§ Given entries:

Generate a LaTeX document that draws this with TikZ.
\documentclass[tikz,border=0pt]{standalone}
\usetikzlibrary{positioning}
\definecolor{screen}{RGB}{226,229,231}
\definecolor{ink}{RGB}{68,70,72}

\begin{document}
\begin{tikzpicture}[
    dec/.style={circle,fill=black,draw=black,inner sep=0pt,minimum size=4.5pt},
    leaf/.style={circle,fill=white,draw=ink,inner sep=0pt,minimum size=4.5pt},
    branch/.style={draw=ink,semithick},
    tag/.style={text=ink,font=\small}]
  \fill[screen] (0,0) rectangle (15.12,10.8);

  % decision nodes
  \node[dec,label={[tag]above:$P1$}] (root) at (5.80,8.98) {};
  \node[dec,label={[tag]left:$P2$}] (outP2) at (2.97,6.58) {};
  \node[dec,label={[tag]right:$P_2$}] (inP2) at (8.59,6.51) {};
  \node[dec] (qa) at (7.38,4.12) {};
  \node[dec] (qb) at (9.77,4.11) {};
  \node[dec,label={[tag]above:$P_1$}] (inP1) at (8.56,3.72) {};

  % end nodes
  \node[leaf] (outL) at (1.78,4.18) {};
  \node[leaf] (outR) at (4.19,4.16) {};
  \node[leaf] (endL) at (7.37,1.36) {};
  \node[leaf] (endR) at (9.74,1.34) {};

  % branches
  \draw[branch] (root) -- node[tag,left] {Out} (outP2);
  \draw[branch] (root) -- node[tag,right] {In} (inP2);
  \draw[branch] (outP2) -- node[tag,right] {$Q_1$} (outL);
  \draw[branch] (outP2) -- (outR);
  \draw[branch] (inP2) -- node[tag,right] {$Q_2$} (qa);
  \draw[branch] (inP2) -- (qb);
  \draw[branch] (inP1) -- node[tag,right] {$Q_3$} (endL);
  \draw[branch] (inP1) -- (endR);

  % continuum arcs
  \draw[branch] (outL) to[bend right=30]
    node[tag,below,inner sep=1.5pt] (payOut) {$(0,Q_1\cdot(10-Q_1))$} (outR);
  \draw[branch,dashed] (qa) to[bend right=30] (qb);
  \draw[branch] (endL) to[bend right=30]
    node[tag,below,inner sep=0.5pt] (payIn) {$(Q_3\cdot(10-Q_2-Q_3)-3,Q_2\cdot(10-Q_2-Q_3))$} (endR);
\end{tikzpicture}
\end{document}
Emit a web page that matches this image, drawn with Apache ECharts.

§ Required work: Reproduce each entry above exactly, keeping every word.

§ Final result:
Generate a LaTeX document that draws this with TikZ.
\documentclass[tikz,border=0pt]{standalone}
\usetikzlibrary{positioning}
\definecolor{screen}{RGB}{226,229,231}
\definecolor{ink}{RGB}{68,70,72}

\begin{document}
\begin{tikzpicture}[
    dec/.style={circle,fill=black,draw=black,inner sep=0pt,minimum size=4.5pt},
    leaf/.style={circle,fill=white,draw=ink,inner sep=0pt,minimum size=4.5pt},
    branch/.style={draw=ink,semithick},
    tag/.style={text=ink,font=\small}]
  \fill[screen] (0,0) rectangle (15.12,10.8);

  % decision nodes
  \node[dec,label={[tag]above:$P1$}] (root) at (5.80,8.98) {};
  \node[dec,label={[tag]left:$P2$}] (outP2) at (2.97,6.58) {};
  \node[dec,label={[tag]right:$P_2$}] (inP2) at (8.59,6.51) {};
  \node[dec] (qa) at (7.38,4.12) {};
  \node[dec] (qb) at (9.77,4.11) {};
  \node[dec,label={[tag]above:$P_1$}] (inP1) at (8.56,3.72) {};

  % end nodes
  \node[leaf] (outL) at (1.78,4.18) {};
  \node[leaf] (outR) at (4.19,4.16) {};
  \node[leaf] (endL) at (7.37,1.36) {};
  \node[leaf] (endR) at (9.74,1.34) {};

  % branches
  \draw[branch] (root) -- node[tag,left] {Out} (outP2);
  \draw[branch] (root) -- node[tag,right] {In} (inP2);
  \draw[branch] (outP2) -- node[tag,right] {$Q_1$} (outL);
  \draw[branch] (outP2) -- (outR);
  \draw[branch] (inP2) -- node[tag,right] {$Q_2$} (qa);
  \draw[branch] (inP2) -- (qb);
  \draw[branch] (inP1) -- node[tag,right] {$Q_3$} (endL);
  \draw[branch] (inP1) -- (endR);

  % continuum arcs
  \draw[branch] (outL) to[bend right=30]
    node[tag,below,inner sep=1.5pt] (payOut) {$(0,Q_1\cdot(10-Q_1))$} (outR);
  \draw[branch,dashed] (qa) to[bend right=30] (qb);
  \draw[branch] (endL) to[bend right=30]
    node[tag,below,inner sep=0.5pt] (payIn) {$(Q_3\cdot(10-Q_2-Q_3)-3,Q_2\cdot(10-Q_2-Q_3))$} (endR);
\end{tikzpicture}
\end{document}
Emit a web page that matches this image, drawn with Apache ECharts.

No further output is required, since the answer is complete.